Written request: Pictures stay out of the copy; restate everything else in the material exactly.

Source excerpt:
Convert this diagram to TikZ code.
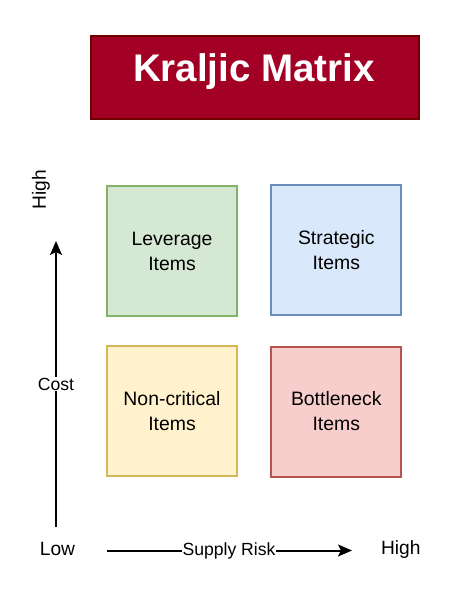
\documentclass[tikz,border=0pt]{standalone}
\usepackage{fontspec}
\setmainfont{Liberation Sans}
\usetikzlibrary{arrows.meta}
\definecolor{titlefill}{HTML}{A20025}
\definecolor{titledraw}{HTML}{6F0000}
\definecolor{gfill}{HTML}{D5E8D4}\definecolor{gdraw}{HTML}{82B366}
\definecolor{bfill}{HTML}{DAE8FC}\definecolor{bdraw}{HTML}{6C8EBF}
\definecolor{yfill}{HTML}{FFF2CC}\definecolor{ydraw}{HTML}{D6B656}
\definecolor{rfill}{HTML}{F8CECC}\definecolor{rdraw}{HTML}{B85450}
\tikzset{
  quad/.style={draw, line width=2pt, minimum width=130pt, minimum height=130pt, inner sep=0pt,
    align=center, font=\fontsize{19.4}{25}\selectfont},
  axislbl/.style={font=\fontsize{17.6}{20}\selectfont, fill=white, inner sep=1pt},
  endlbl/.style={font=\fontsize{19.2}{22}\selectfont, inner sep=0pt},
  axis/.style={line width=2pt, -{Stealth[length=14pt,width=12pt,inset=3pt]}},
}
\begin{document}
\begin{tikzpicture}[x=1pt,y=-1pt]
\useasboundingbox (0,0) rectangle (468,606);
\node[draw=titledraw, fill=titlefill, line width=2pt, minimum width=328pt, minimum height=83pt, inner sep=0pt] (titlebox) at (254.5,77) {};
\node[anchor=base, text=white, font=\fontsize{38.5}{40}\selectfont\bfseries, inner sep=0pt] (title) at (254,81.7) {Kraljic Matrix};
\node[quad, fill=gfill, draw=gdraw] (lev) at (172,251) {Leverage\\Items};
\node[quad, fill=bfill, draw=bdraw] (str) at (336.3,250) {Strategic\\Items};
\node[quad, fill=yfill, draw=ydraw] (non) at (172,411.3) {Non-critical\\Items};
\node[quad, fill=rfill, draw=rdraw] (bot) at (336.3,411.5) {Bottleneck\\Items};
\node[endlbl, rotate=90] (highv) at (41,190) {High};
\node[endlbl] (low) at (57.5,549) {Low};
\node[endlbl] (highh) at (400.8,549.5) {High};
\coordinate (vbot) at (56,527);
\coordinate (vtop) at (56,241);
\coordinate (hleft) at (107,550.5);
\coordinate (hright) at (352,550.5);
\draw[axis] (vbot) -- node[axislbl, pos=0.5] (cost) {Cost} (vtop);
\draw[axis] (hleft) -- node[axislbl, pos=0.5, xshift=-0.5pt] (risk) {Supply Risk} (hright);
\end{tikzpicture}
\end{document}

Response to the task:
Convert this diagram to TikZ code.
\documentclass[tikz,border=0pt]{standalone}
\usepackage{fontspec}
\setmainfont{Liberation Sans}
\usetikzlibrary{arrows.meta}
\definecolor{titlefill}{HTML}{A20025}
\definecolor{titledraw}{HTML}{6F0000}
\definecolor{gfill}{HTML}{D5E8D4}\definecolor{gdraw}{HTML}{82B366}
\definecolor{bfill}{HTML}{DAE8FC}\definecolor{bdraw}{HTML}{6C8EBF}
\definecolor{yfill}{HTML}{FFF2CC}\definecolor{ydraw}{HTML}{D6B656}
\definecolor{rfill}{HTML}{F8CECC}\definecolor{rdraw}{HTML}{B85450}
\tikzset{
  quad/.style={draw, line width=2pt, minimum width=130pt, minimum height=130pt, inner sep=0pt,
    align=center, font=\fontsize{19.4}{25}\selectfont},
  axislbl/.style={font=\fontsize{17.6}{20}\selectfont, fill=white, inner sep=1pt},
  endlbl/.style={font=\fontsize{19.2}{22}\selectfont, inner sep=0pt},
  axis/.style={line width=2pt, -{Stealth[length=14pt,width=12pt,inset=3pt]}},
}
\begin{document}
\begin{tikzpicture}[x=1pt,y=-1pt]
\useasboundingbox (0,0) rectangle (468,606);
\node[draw=titledraw, fill=titlefill, line width=2pt, minimum width=328pt, minimum height=83pt, inner sep=0pt] (titlebox) at (254.5,77) {};
\node[anchor=base, text=white, font=\fontsize{38.5}{40}\selectfont\bfseries, inner sep=0pt] (title) at (254,81.7) {Kraljic Matrix};
\node[quad, fill=gfill, draw=gdraw] (lev) at (172,251) {Leverage\\Items};
\node[quad, fill=bfill, draw=bdraw] (str) at (336.3,250) {Strategic\\Items};
\node[quad, fill=yfill, draw=ydraw] (non) at (172,411.3) {Non-critical\\Items};
\node[quad, fill=rfill, draw=rdraw] (bot) at (336.3,411.5) {Bottleneck\\Items};
\node[endlbl, rotate=90] (highv) at (41,190) {High};
\node[endlbl] (low) at (57.5,549) {Low};
\node[endlbl] (highh) at (400.8,549.5) {High};
\coordinate (vbot) at (56,527);
\coordinate (vtop) at (56,241);
\coordinate (hleft) at (107,550.5);
\coordinate (hright) at (352,550.5);
\draw[axis] (vbot) -- node[axislbl, pos=0.5] (cost) {Cost} (vtop);
\draw[axis] (hleft) -- node[axislbl, pos=0.5, xshift=-0.5pt] (risk) {Supply Risk} (hright);
\end{tikzpicture}
\end{document}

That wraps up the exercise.